▶ _DIRECTION_
Word for word, repeat the entries, minus the pictures.
+-------+
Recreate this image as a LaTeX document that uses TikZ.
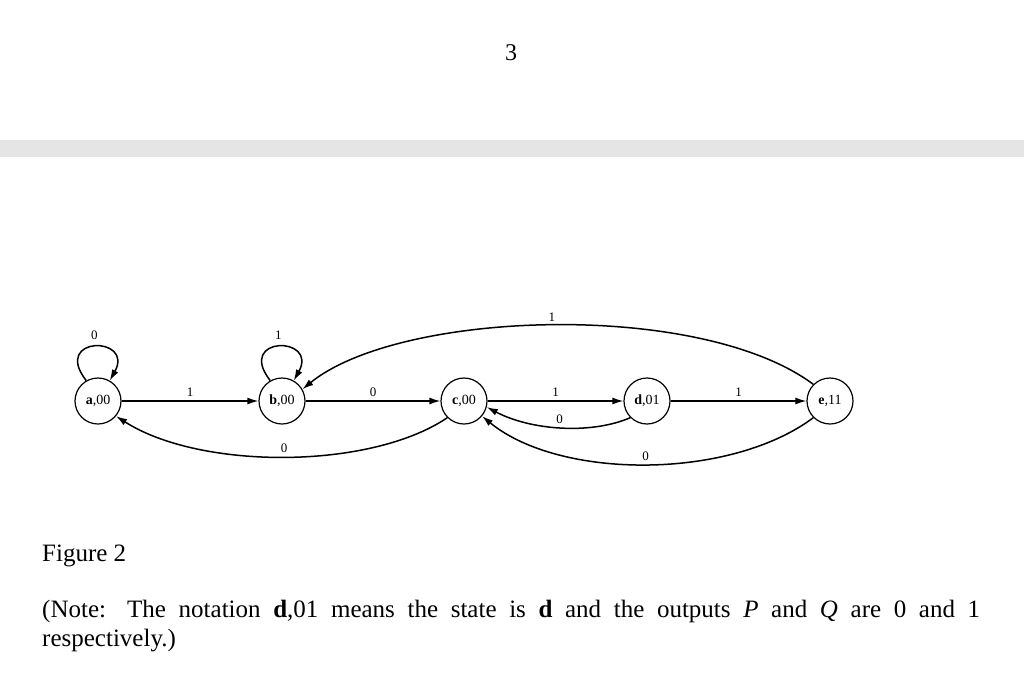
\documentclass[tikz,border=0pt]{standalone}
\usepackage{fontspec}
\setmainfont{Liberation Serif}
\usetikzlibrary{arrows.meta}
\begin{document}
\begin{tikzpicture}[x=1pt,y=-1pt,
  st/.style={draw,circle,line width=1.2pt,minimum size=46pt,inner sep=0pt,font=\fontsize{14}{15}\selectfont},
  ed/.style={line width=1.5pt,-{Latex[length=11pt,width=7pt]}},
  lb/.style={font=\fontsize{13}{14}\selectfont}]
\useasboundingbox (0,0) rectangle (1024,682);
\fill[black!10] (0,140) rectangle (1024,157);
\node[font=\fontsize{24}{28}\selectfont] (pg) at (511,53) {3};
\node[st] (a) at (98,401) {\textbf{a},00};
\node[st] (b) at (282,401) {\textbf{b},00};
\node[st] (c) at (464,401) {\textbf{c},00};
\node[st] (d) at (647,401) {\textbf{d},01};
\node[st] (e) at (830,401) {\textbf{e},11};
\draw[ed] (a.120) .. controls +(-35,-45) and +(25,-45) .. (a.60) node[lb,pos=0.5,above=3pt] {0};
\draw[ed] (b.120) .. controls +(-35,-45) and +(25,-45) .. (b.60) node[lb,pos=0.5,above=3pt] {1};
\draw[ed] (a) -- node[lb,above] {1} (b);
\draw[ed] (b) -- node[lb,above] {0} (c);
\draw[ed] (c) -- node[lb,above] {1} (d);
\draw[ed] (d) -- node[lb,above] {1} (e);
\draw[ed] (e.north west) .. controls (700,300) and (400,310) .. (b.30) node[lb,pos=0.5,above] {1};
\draw[ed] (c.south west) .. controls (370,470) and (200,470) .. (a.-40) node[lb,pos=0.5,above] {0};
\draw[ed] (d.south west) .. controls (590,435) and (530,430) .. (c.-15) node[lb,pos=0.5,above] {0};
\draw[ed] (e.south west) .. controls (730,480) and (560,480) .. (c.-40) node[lb,pos=0.5,above] {0};
\node[anchor=west,inner sep=0pt,font=\fontsize{25}{29}\selectfont] (fig) at (42,556) {Figure 2};
\node[anchor=north west,text width=938pt,align=justify,inner sep=0pt,font=\fontsize{25}{29}\selectfont] (note) at (42,600)
{(Note: The notation \textbf{d},01 means the state is \textbf{d} and the outputs \textit{P} and \textit{Q} are 0 and 1\linebreak respectively.)};
\end{tikzpicture}
\end{document}
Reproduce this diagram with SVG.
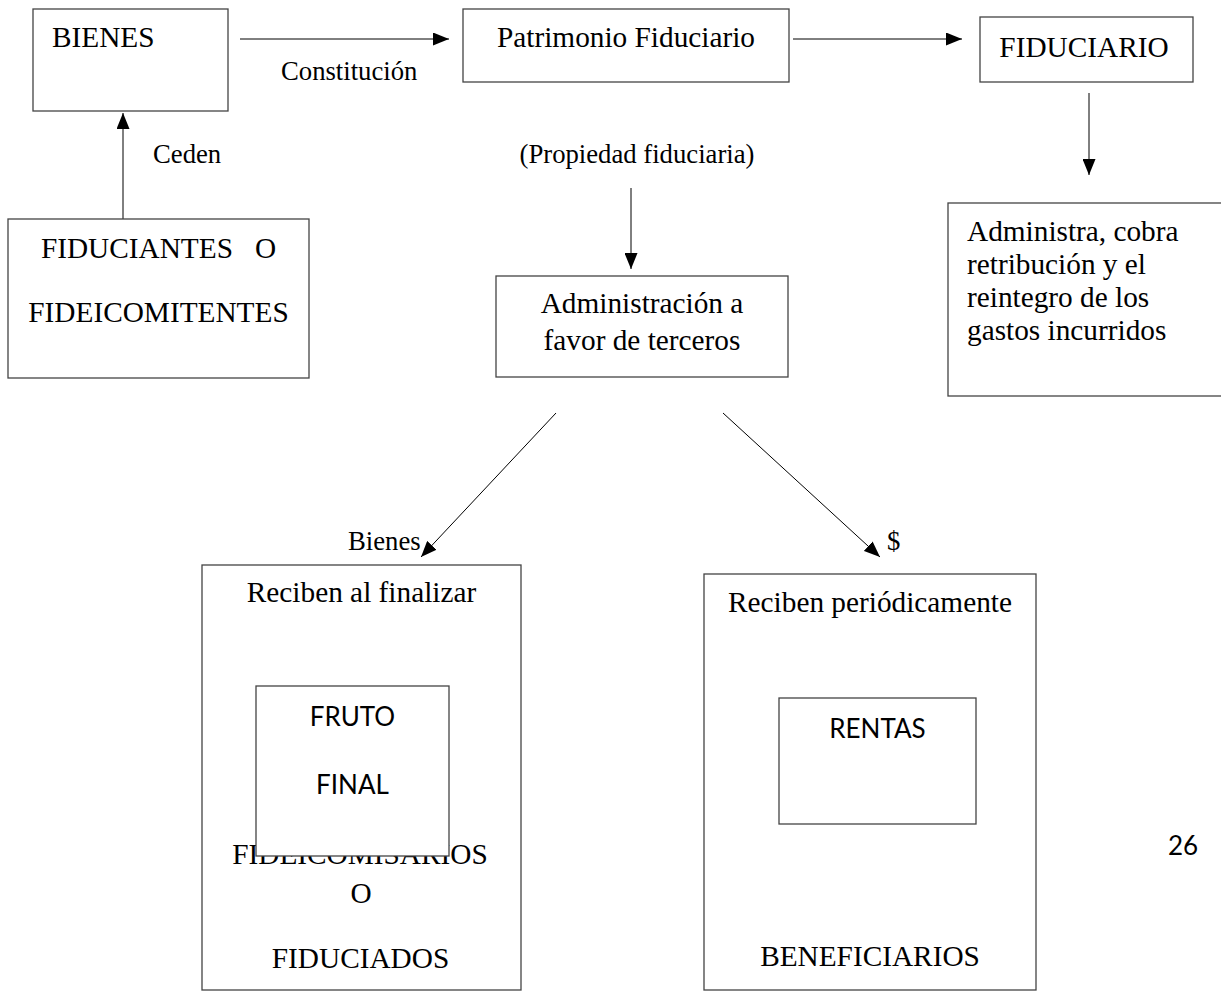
<svg xmlns="http://www.w3.org/2000/svg" width="1221" height="991" viewBox="0 0 1221 991">
<style>
.bx{fill:#fff;stroke:#444;stroke-width:1.3}
.t{font-family:"Liberation Serif","Times New Roman",serif;font-size:29.3px;fill:#000}
.l{font-family:"Liberation Serif","Times New Roman",serif;font-size:26.7px;fill:#000}
.s{font-family:Lato,"Open Sans","Liberation Sans",sans-serif;font-size:26px;fill:#000}
.m{text-anchor:middle}
.c{fill:none;stroke:#000;stroke-width:1}
</style>
<defs>
<marker id="ah" markerUnits="userSpaceOnUse" markerWidth="17" markerHeight="13" refX="16" refY="6.5" orient="auto">
<path d="M0,0 L16,6.5 L0,13 z" fill="#000"/>
</marker>
</defs>
<rect width="1221" height="991" fill="#fff"/>
<g id="connectors">
<line class="c" x1="240" y1="39" x2="449" y2="39" marker-end="url(#ah)"/>
<line class="c" x1="793" y1="39" x2="962" y2="39" marker-end="url(#ah)"/>
<line class="c" x1="1089" y1="93" x2="1089" y2="175" marker-end="url(#ah)"/>
<line class="c" x1="123" y1="219" x2="123" y2="113" stroke="#666" marker-end="url(#ah)"/>
<line class="c" x1="631" y1="188" x2="631" y2="269" marker-end="url(#ah)"/>
<line class="c" x1="556" y1="413" x2="421" y2="557" marker-end="url(#ah)"/>
<line class="c" x1="723" y1="413" x2="880" y2="557" marker-end="url(#ah)"/>
<text class="l" x="281" y="80">Constitución</text>
<text class="l" x="153" y="163">Ceden</text>
<text class="l m" x="637" y="163">(Propiedad fiduciaria)</text>
<text class="l" x="348" y="550">Bienes</text>
<text class="l" x="887" y="550">$</text>
</g>
<g id="bienes">
<rect class="bx" x="33" y="9" width="195" height="102"/>
<text class="t" x="52" y="47">BIENES</text>
</g>
<g id="patrimonio">
<rect class="bx" x="463" y="9" width="326" height="73"/>
<text class="t m" x="626" y="47">Patrimonio Fiduciario</text>
</g>
<g id="fiduciario">
<rect class="bx" x="980" y="17" width="213" height="65"/>
<text class="t m" x="1084" y="57">FIDUCIARIO</text>
</g>
<g id="administra">
<rect class="bx" x="948" y="203" width="300" height="193"/>
<text class="t" x="967" y="241">Administra, cobra</text>
<text class="t" x="967" y="274">retribución y el</text>
<text class="t" x="967" y="307">reintegro de los</text>
<text class="t" x="967" y="340">gastos incurridos</text>
</g>
<g id="fiduciantes">
<rect class="bx" x="8" y="219" width="301" height="159"/>
<text class="t m" x="158.5" y="258" xml:space="preserve">FIDUCIANTES   O</text>
<text class="t m" x="158.5" y="322">FIDEICOMITENTES</text>
</g>
<g id="administracion">
<rect class="bx" x="496" y="276" width="292" height="101"/>
<text class="t m" x="642" y="313">Administración a</text>
<text class="t m" x="642" y="350">favor de terceros</text>
</g>
<g id="fideicomisarios">
<rect class="bx" x="202" y="565" width="319" height="425"/>
<text class="t m" x="361.5" y="602">Reciben al finalizar</text>
<text class="t m" x="360" y="864">FIDEICOMISARIOS</text>
<text class="t m" x="361" y="903">O</text>
<text class="t m" x="360.5" y="968">FIDUCIADOS</text>
<g id="fruto">
<rect class="bx" x="256" y="686" width="193" height="170"/>
<text class="s m" x="352.5" y="726">FRUTO</text>
<text class="s m" x="352.5" y="794">FINAL</text>
</g>
</g>
<g id="beneficiarios">
<rect class="bx" x="704" y="574" width="332" height="416"/>
<text class="t m" x="870" y="612">Reciben periódicamente</text>
<g id="rentas">
<rect class="bx" x="779" y="698" width="197" height="126"/>
<text class="s m" x="877.5" y="738">RENTAS</text>
</g>
<text class="t m" x="870" y="966">BENEFICIARIOS</text>
</g>
<text class="s" x="1168" y="855">26</text>
</svg>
+-------+
▶ _OUTPUT OF THE TASK_
Recreate this image as a LaTeX document that uses TikZ.
\documentclass[tikz,border=0pt]{standalone}
\usepackage{fontspec}
\setmainfont{Liberation Serif}
\usetikzlibrary{arrows.meta}
\begin{document}
\begin{tikzpicture}[x=1pt,y=-1pt,
  st/.style={draw,circle,line width=1.2pt,minimum size=46pt,inner sep=0pt,font=\fontsize{14}{15}\selectfont},
  ed/.style={line width=1.5pt,-{Latex[length=11pt,width=7pt]}},
  lb/.style={font=\fontsize{13}{14}\selectfont}]
\useasboundingbox (0,0) rectangle (1024,682);
\fill[black!10] (0,140) rectangle (1024,157);
\node[font=\fontsize{24}{28}\selectfont] (pg) at (511,53) {3};
\node[st] (a) at (98,401) {\textbf{a},00};
\node[st] (b) at (282,401) {\textbf{b},00};
\node[st] (c) at (464,401) {\textbf{c},00};
\node[st] (d) at (647,401) {\textbf{d},01};
\node[st] (e) at (830,401) {\textbf{e},11};
\draw[ed] (a.120) .. controls +(-35,-45) and +(25,-45) .. (a.60) node[lb,pos=0.5,above=3pt] {0};
\draw[ed] (b.120) .. controls +(-35,-45) and +(25,-45) .. (b.60) node[lb,pos=0.5,above=3pt] {1};
\draw[ed] (a) -- node[lb,above] {1} (b);
\draw[ed] (b) -- node[lb,above] {0} (c);
\draw[ed] (c) -- node[lb,above] {1} (d);
\draw[ed] (d) -- node[lb,above] {1} (e);
\draw[ed] (e.north west) .. controls (700,300) and (400,310) .. (b.30) node[lb,pos=0.5,above] {1};
\draw[ed] (c.south west) .. controls (370,470) and (200,470) .. (a.-40) node[lb,pos=0.5,above] {0};
\draw[ed] (d.south west) .. controls (590,435) and (530,430) .. (c.-15) node[lb,pos=0.5,above] {0};
\draw[ed] (e.south west) .. controls (730,480) and (560,480) .. (c.-40) node[lb,pos=0.5,above] {0};
\node[anchor=west,inner sep=0pt,font=\fontsize{25}{29}\selectfont] (fig) at (42,556) {Figure 2};
\node[anchor=north west,text width=938pt,align=justify,inner sep=0pt,font=\fontsize{25}{29}\selectfont] (note) at (42,600)
{(Note: The notation \textbf{d},01 means the state is \textbf{d} and the outputs \textit{P} and \textit{Q} are 0 and 1\linebreak respectively.)};
\end{tikzpicture}
\end{document}
Reproduce this diagram with SVG.
<svg xmlns="http://www.w3.org/2000/svg" width="1221" height="991" viewBox="0 0 1221 991">
<style>
.bx{fill:#fff;stroke:#444;stroke-width:1.3}
.t{font-family:"Liberation Serif","Times New Roman",serif;font-size:29.3px;fill:#000}
.l{font-family:"Liberation Serif","Times New Roman",serif;font-size:26.7px;fill:#000}
.s{font-family:Lato,"Open Sans","Liberation Sans",sans-serif;font-size:26px;fill:#000}
.m{text-anchor:middle}
.c{fill:none;stroke:#000;stroke-width:1}
</style>
<defs>
<marker id="ah" markerUnits="userSpaceOnUse" markerWidth="17" markerHeight="13" refX="16" refY="6.5" orient="auto">
<path d="M0,0 L16,6.5 L0,13 z" fill="#000"/>
</marker>
</defs>
<rect width="1221" height="991" fill="#fff"/>
<g id="connectors">
<line class="c" x1="240" y1="39" x2="449" y2="39" marker-end="url(#ah)"/>
<line class="c" x1="793" y1="39" x2="962" y2="39" marker-end="url(#ah)"/>
<line class="c" x1="1089" y1="93" x2="1089" y2="175" marker-end="url(#ah)"/>
<line class="c" x1="123" y1="219" x2="123" y2="113" stroke="#666" marker-end="url(#ah)"/>
<line class="c" x1="631" y1="188" x2="631" y2="269" marker-end="url(#ah)"/>
<line class="c" x1="556" y1="413" x2="421" y2="557" marker-end="url(#ah)"/>
<line class="c" x1="723" y1="413" x2="880" y2="557" marker-end="url(#ah)"/>
<text class="l" x="281" y="80">Constitución</text>
<text class="l" x="153" y="163">Ceden</text>
<text class="l m" x="637" y="163">(Propiedad fiduciaria)</text>
<text class="l" x="348" y="550">Bienes</text>
<text class="l" x="887" y="550">$</text>
</g>
<g id="bienes">
<rect class="bx" x="33" y="9" width="195" height="102"/>
<text class="t" x="52" y="47">BIENES</text>
</g>
<g id="patrimonio">
<rect class="bx" x="463" y="9" width="326" height="73"/>
<text class="t m" x="626" y="47">Patrimonio Fiduciario</text>
</g>
<g id="fiduciario">
<rect class="bx" x="980" y="17" width="213" height="65"/>
<text class="t m" x="1084" y="57">FIDUCIARIO</text>
</g>
<g id="administra">
<rect class="bx" x="948" y="203" width="300" height="193"/>
<text class="t" x="967" y="241">Administra, cobra</text>
<text class="t" x="967" y="274">retribución y el</text>
<text class="t" x="967" y="307">reintegro de los</text>
<text class="t" x="967" y="340">gastos incurridos</text>
</g>
<g id="fiduciantes">
<rect class="bx" x="8" y="219" width="301" height="159"/>
<text class="t m" x="158.5" y="258" xml:space="preserve">FIDUCIANTES   O</text>
<text class="t m" x="158.5" y="322">FIDEICOMITENTES</text>
</g>
<g id="administracion">
<rect class="bx" x="496" y="276" width="292" height="101"/>
<text class="t m" x="642" y="313">Administración a</text>
<text class="t m" x="642" y="350">favor de terceros</text>
</g>
<g id="fideicomisarios">
<rect class="bx" x="202" y="565" width="319" height="425"/>
<text class="t m" x="361.5" y="602">Reciben al finalizar</text>
<text class="t m" x="360" y="864">FIDEICOMISARIOS</text>
<text class="t m" x="361" y="903">O</text>
<text class="t m" x="360.5" y="968">FIDUCIADOS</text>
<g id="fruto">
<rect class="bx" x="256" y="686" width="193" height="170"/>
<text class="s m" x="352.5" y="726">FRUTO</text>
<text class="s m" x="352.5" y="794">FINAL</text>
</g>
</g>
<g id="beneficiarios">
<rect class="bx" x="704" y="574" width="332" height="416"/>
<text class="t m" x="870" y="612">Reciben periódicamente</text>
<g id="rentas">
<rect class="bx" x="779" y="698" width="197" height="126"/>
<text class="s m" x="877.5" y="738">RENTAS</text>
</g>
<text class="t m" x="870" y="966">BENEFICIARIOS</text>
</g>
<text class="s" x="1168" y="855">26</text>
</svg>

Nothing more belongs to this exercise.